After hammering out a new contract with the Southampton Town Patrolman’s Benevolent Association last September, the town is moving ahead with plans to equip the Southampton Town Police Department with body cameras — with a full rollout as soon as this fall, according to Town Supervisor Jay Schneiderman.
Since announcing its new bodycam program last year, the town has secured a $240,000 grant from the State Division of Criminal Justice Services and will spend an additional match of $240,000 to equip the officers.
The bodycam plan took off last September as the town was negotiating a new contract for its unionized police force comprising more than 100 officers. Six officers with the department had field-tested various body cameras last year as the department worked toward selecting a vendor, which it has not yet done. Axon, G-Tech and Motorola are all under consideration.

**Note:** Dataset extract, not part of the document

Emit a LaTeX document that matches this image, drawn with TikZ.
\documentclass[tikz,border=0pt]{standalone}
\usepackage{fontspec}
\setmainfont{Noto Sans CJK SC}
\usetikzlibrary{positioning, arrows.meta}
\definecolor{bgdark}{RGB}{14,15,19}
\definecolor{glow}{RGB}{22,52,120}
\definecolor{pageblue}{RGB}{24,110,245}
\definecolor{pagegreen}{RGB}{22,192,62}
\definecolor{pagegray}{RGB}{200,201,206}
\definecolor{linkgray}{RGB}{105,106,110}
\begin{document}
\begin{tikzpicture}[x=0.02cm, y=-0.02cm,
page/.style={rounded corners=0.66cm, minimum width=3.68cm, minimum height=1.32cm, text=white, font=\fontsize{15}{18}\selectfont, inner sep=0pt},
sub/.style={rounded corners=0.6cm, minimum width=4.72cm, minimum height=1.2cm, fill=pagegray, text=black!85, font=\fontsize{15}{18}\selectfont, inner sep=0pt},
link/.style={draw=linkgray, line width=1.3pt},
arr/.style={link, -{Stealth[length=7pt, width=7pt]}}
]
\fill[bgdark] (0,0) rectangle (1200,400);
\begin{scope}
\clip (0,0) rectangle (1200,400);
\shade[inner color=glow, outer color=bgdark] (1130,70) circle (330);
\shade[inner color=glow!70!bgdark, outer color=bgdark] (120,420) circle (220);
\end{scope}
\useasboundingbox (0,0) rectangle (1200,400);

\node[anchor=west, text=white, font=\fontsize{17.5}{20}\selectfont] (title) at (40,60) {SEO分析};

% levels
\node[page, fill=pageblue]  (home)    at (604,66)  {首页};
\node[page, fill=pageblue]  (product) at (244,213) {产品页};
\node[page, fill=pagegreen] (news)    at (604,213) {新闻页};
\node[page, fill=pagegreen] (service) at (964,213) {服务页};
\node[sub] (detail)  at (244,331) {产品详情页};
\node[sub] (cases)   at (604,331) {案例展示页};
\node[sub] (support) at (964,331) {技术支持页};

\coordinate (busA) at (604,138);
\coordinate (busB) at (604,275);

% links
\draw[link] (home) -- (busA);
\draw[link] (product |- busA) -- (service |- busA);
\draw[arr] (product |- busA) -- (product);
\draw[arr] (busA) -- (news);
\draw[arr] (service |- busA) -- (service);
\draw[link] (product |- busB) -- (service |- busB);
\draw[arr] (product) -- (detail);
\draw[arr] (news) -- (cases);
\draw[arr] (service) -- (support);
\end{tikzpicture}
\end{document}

When fully implemented, the town will join East Hampton, Westhampton Beach, Sag Harbor and the Village of Southampton as South Fork law enforcement agencies that have either deployed or have plans to deploy the bodycams.

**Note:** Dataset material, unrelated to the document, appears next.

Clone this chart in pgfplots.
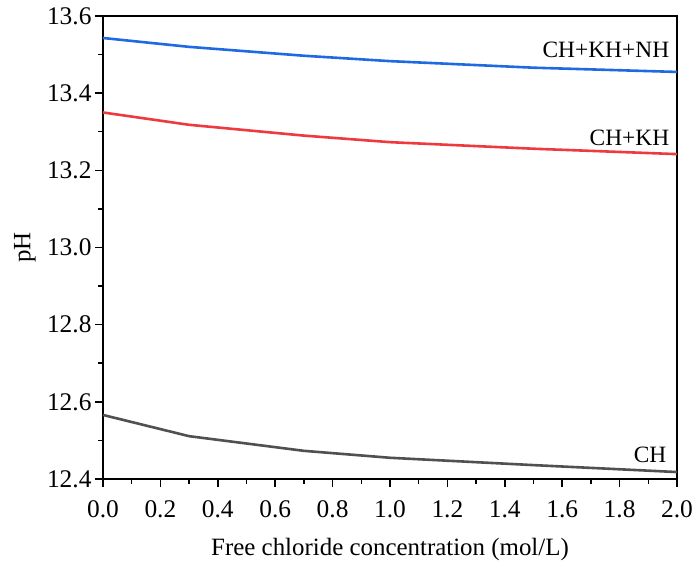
\documentclass[border=0pt]{standalone}
\usepackage{fontspec}
\setmainfont{Liberation Serif}
\usepackage{pgfplots}
\pgfplotsset{compat=1.18}
\definecolor{cblue}{HTML}{1F6AE0}
\definecolor{cred}{HTML}{EE3A3F}
\definecolor{cgrey}{HTML}{505050}
\begin{document}
\begin{tikzpicture}
\useasboundingbox (0,0) rectangle (694bp,566bp);
\begin{axis}[
  at={(103bp,87bp)}, anchor=south west,
  width=574bp, height=463bp, scale only axis,
  xmin=0, xmax=2, ymin=12.4, ymax=13.6,
  xtick={0,0.2,0.4,0.6,0.8,1.0,1.2,1.4,1.6,1.8,2.0},
  xticklabels={0.0,0.2,0.4,0.6,0.8,1.0,1.2,1.4,1.6,1.8,2.0},
  ytick={12.4,12.6,12.8,13.0,13.2,13.4,13.6},
  yticklabels={12.4,12.6,12.8,13.0,13.2,13.4,13.6},
  minor x tick num=1, minor y tick num=1,
  tick align=outside, tick pos=left,
  major tick length=8bp, minor tick length=4.5bp,
  every tick/.style={black, line width=1.5bp},
  axis line style={line width=1.5bp},
  xticklabel style={font=\fontsize{25.5}{29}\selectfont, yshift=-10bp},
  yticklabel style={font=\fontsize{25.5}{29}\selectfont},
  xlabel={Free chloride concentration (mol/L)},
  ylabel={pH},
  every axis x label/.style={at={(axis description cs:0.5,-0.1533)}, anchor=center, font=\fontsize{25}{29}\selectfont},
  every axis y label/.style={at={(axis description cs:-0.1359,0.5)}, anchor=center, rotate=90, font=\fontsize{25}{29}\selectfont},
  clip=false,
]
\addplot[cblue, line width=2.6bp] coordinates {
  (0,13.543) (0.3,13.520) (0.7,13.497) (1.0,13.483) (1.5,13.466) (2.0,13.455)};
\addplot[cred, line width=2.6bp] coordinates {
  (0,13.350) (0.3,13.318) (0.7,13.290) (1.0,13.273) (1.5,13.256) (2.0,13.242)};
\addplot[cgrey, line width=2.6bp] coordinates {
  (0,12.566) (0.3,12.511) (0.7,12.473) (1.0,12.455) (1.5,12.436) (2.0,12.418)};
\node[anchor=east, font=\fontsize{23.5}{27}\selectfont] at (axis cs:1.985,13.512) {CH+KH+NH};
\node[anchor=east, font=\fontsize{23.5}{27}\selectfont] at (axis cs:1.985,13.284) {CH+KH};
\node[anchor=east, font=\fontsize{23.5}{27}\selectfont] at (axis cs:1.975,12.462) {CH};
\end{axis}
\end{tikzpicture}
\end{document}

The devices have been in use in Westhampton Beach since 2016. The East Hampton Town Police Department announced its bodycam program earlier this year after obtaining its own $240,000 state grant, and said it hoped to equip up to 50 officers with the devices by the fall.

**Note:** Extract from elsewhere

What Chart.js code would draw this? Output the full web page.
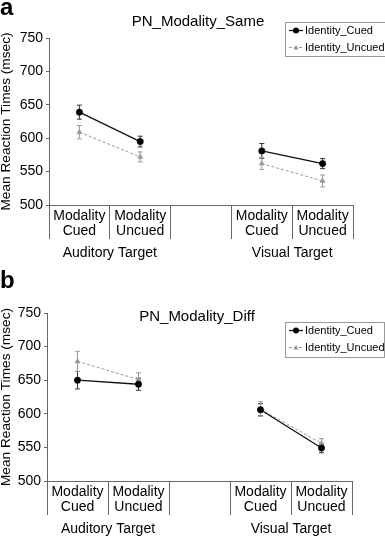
<!DOCTYPE html>
<html>
<head>
<meta charset="utf-8">
<script src="https://cdn.jsdelivr.net/npm/chart.js@4.4.1/dist/chart.umd.min.js"></script>
<style>
  body { margin: 0; background: #fff; }
  .panel { width: 385px; height: 268px; }
</style>
</head>
<body>
<div class="panel"><canvas id="chartSame" width="385" height="268"></canvas></div>
<div class="panel"><canvas id="chartDiff" width="385" height="268"></canvas></div>
<script>
// categories on the x axis (middle slot is an empty spacer)
var categories = [['Modality', 'Cued'], ['Modality', 'Uncued'], '', ['Modality', 'Cued'], ['Modality', 'Uncued']];
var groupLabels = ['Auditory Target', 'Visual Target'];
var seriesNames = ['Identity_Cued', 'Identity_Uncued'];
var yTicks = [500, 550, 600, 650, 700, 750];

// PN_Modality_Same
var sameCued = [639, 595, null, 581, 562];
var sameCuedErr = [10.5, 8, null, 11, 7.5];
var sameUncued = [609, 572, null, 562, 536];
var sameUncuedErr = [10, 7.5, null, 9, 9];

// PN_Modality_Diff
var diffCued = [650, 644, null, 606, 549];
var diffCuedErr = [13, 9, null, 9, 7];
var diffUncued = [678, 651, null, 607, 556];
var diffUncuedErr = [15, 10, null, 11, 7];

Chart.defaults.font.family = '"Liberation Sans", Arial, sans-serif';
Chart.defaults.color = '#000';

var FONT = '"Liberation Sans", Arial, sans-serif';
var AXIS = '#666';

// error bars drawn from the y scale
var errorBars = {
    id: 'errorBars',
    beforeDatasetsDraw: function (chart) {
        var ctx = chart.ctx;
        var y = chart.scales.y;
        ctx.save();
        chart.data.datasets.forEach(function (ds, i) {
            var meta = chart.getDatasetMeta(i);
            ctx.strokeStyle = ds.errColor;
            ctx.lineWidth = 1;
            meta.data.forEach(function (pt, j) {
                var v = ds.data[j], e = ds.errors[j];
                if (v === null || e === null) return;
                var top = y.getPixelForValue(v + e);
                var bot = y.getPixelForValue(v - e);
                ctx.beginPath();
                ctx.moveTo(pt.x, top); ctx.lineTo(pt.x, bot);
                ctx.moveTo(pt.x - 2.5, top); ctx.lineTo(pt.x + 2.5, top);
                ctx.moveTo(pt.x - 2.5, bot); ctx.lineTo(pt.x + 2.5, bot);
                ctx.stroke();
            });
        });
        ctx.restore();
    }
};

// panel letter, title, group labels and boxed legend
var decor = {
    id: 'decor',
    afterDraw: function (chart, args, o) {
        var ctx = chart.ctx;
        var x = chart.scales.x;
        ctx.save();
        ctx.fillStyle = '#000';
        ctx.font = 'bold 24px ' + FONT;
        ctx.textAlign = 'left';
        ctx.textBaseline = 'alphabetic';
        ctx.fillText(o.letter, 0, o.letterY);

        ctx.font = '15px ' + FONT;
        ctx.textAlign = 'center';
        ctx.textBaseline = 'middle';
        ctx.fillText(o.title, o.titleX, o.titleY);

        ctx.font = '14px ' + FONT;
        groupLabels.forEach(function (g, k) {
            var i = k * 3;
            var cx = (x.getPixelForValue(i) + x.getPixelForValue(i + 1)) / 2;
            ctx.fillText(g, cx, x.top + 48);
        });

        // legend
        var L = o.legend;
        ctx.strokeStyle = '#999';
        ctx.lineWidth = 1;
        ctx.strokeRect(L.x + 0.5, L.y + 0.5, L.w, L.h);
        ctx.font = '11px ' + FONT;
        ctx.textAlign = 'left';
        chart.data.datasets.forEach(function (ds, i) {
            var ry = L.y + 8.5 + i * 17;
            var lx = L.x + 4;
            ctx.strokeStyle = ds.borderColor;
            ctx.lineWidth = ds.borderWidth;
            ctx.setLineDash(ds.borderDash || []);
            ctx.beginPath();
            ctx.moveTo(lx, ry); ctx.lineTo(lx + 14, ry);
            ctx.stroke();
            ctx.setLineDash([]);
            ctx.fillStyle = ds.pointBackgroundColor;
            ctx.beginPath();
            if (ds.pointStyle === 'triangle') {
                ctx.moveTo(lx + 7, ry - 2.5);
                ctx.lineTo(lx + 9.5, ry + 2);
                ctx.lineTo(lx + 4.5, ry + 2);
                ctx.closePath();
            } else {
                ctx.arc(lx + 7, ry, 3, 0, Math.PI * 2);
            }
            ctx.fill();
            ctx.fillStyle = '#000';
            ctx.fillText(seriesNames[i], lx + 16, ry);
        });
        ctx.restore();
    }
};

function makeChart(id, cued, cuedErr, uncued, uncuedErr, deco, pad, yWidth, xHeight) {
    var ctx = document.getElementById(id).getContext('2d');
    return new Chart(ctx, {
        type: 'line',
        data: {
            labels: categories,
            datasets: [
                {
                    label: seriesNames[0],
                    data: cued,
                    errors: cuedErr,
                    errColor: '#333',
                    borderColor: '#111',
                    borderWidth: 1.3,
                    pointStyle: 'circle',
                    pointRadius: 3.2,
                    pointBorderWidth: 0.5,
                    pointBackgroundColor: '#000',
                    pointBorderColor: '#000',
                    spanGaps: false
                },
                {
                    label: seriesNames[1],
                    data: uncued,
                    errors: uncuedErr,
                    errColor: '#999',
                    borderColor: '#999',
                    borderWidth: 1,
                    borderDash: [3, 2],
                    pointStyle: 'triangle',
                    pointRadius: 3,
                    pointBorderWidth: 0.5,
                    pointBackgroundColor: '#999',
                    pointBorderColor: '#999',
                    spanGaps: false
                }
            ]
        },
        options: {
            responsive: false,
            animation: false,
            layout: { padding: pad },
            plugins: {
                legend: { display: false },
                title: { display: false },
                tooltip: { enabled: false },
                decor: deco
            },
            scales: {
                x: {
                    offset: true,
                    grid: {
                        offset: true,
                        drawOnChartArea: false,
                        drawTicks: true,
                        tickLength: 34,
                        color: AXIS
                    },
                    border: { color: AXIS },
                    ticks: {
                        autoSkip: false,
                        maxRotation: 0,
                        padding: -30,
                        font: { size: 14, lineHeight: 1.05 },
                        color: '#000'
                    },
                    afterFit: function (s) { s.height = xHeight; }
                },
                y: {
                    min: yTicks[0],
                    max: yTicks[yTicks.length - 1],
                    afterBuildTicks: function (s) {
                        s.ticks = yTicks.map(function (v) { return { value: v }; });
                    },
                    grid: {
                        drawOnChartArea: false,
                        drawTicks: true,
                        tickLength: 3,
                        color: AXIS
                    },
                    border: { color: AXIS },
                    ticks: {
                        padding: 3,
                        font: { size: 14 },
                        color: '#000'
                    },
                    title: {
                        display: true,
                        text: 'Mean Reaction Times (msec)',
                        font: { size: 13.7, lineHeight: 1 },
                        padding: { top: -1, bottom: 0 },
                        color: '#000'
                    },
                    afterFit: function (s) { s.width = yWidth; }
                }
            }
        },
        plugins: [errorBars, decor]
    });
}

makeChart('chartSame', sameCued, sameCuedErr, sameUncued, sameUncuedErr,
    { letter: 'a', letterY: 15, title: 'PN_Modality_Same', titleX: 198, titleY: 22,
      legend: { x: 285, y: 22, w: 101, h: 34 } },
    { top: 38, right: 32, left: 0, bottom: 0 }, 49, 63);

makeChart('chartDiff', diffCued, diffCuedErr, diffUncued, diffUncuedErr,
    { letter: 'b', letterY: 20, title: 'PN_Modality_Diff', titleX: 197, titleY: 49,
      legend: { x: 285, y: 54, w: 99, h: 35 } },
    { top: 45, right: 33, left: 0, bottom: 0 }, 47, 55);
</script>
</body>
</html>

For its part, the Suffolk County Police Department started to roll out its bodycam program in June 2022.
The new PBA contract hammered out last fall contains language that allows Town Police Chief James Kiernan to modify officers’ uniforms to accommodate the technology, which has been in use for more than 20 years and has been long praised by police reform advocates for providing greater transparency in policing.
Schneiderman noted this week that bodycams “are good for the public and for the police.”
But, there’s a new glitch that emerged in recent days that needs to be resolved before the technology is deployed, Kiernan said. His agency has not yet been able to select a vendor to provide the bodycams and associated technology, he said, owing in part to a snafu over funding streams that also included another anticipated $240,000 grant from the federal government.
The federal grant was contingent on a town match of $240,000, which was the same requirement of the state grant. The town can’t use the same matching funds to meet the demands of the respective state and federal bodycam grant programs and, as a result, Kiernan said his agency is now reworking the federal grant application.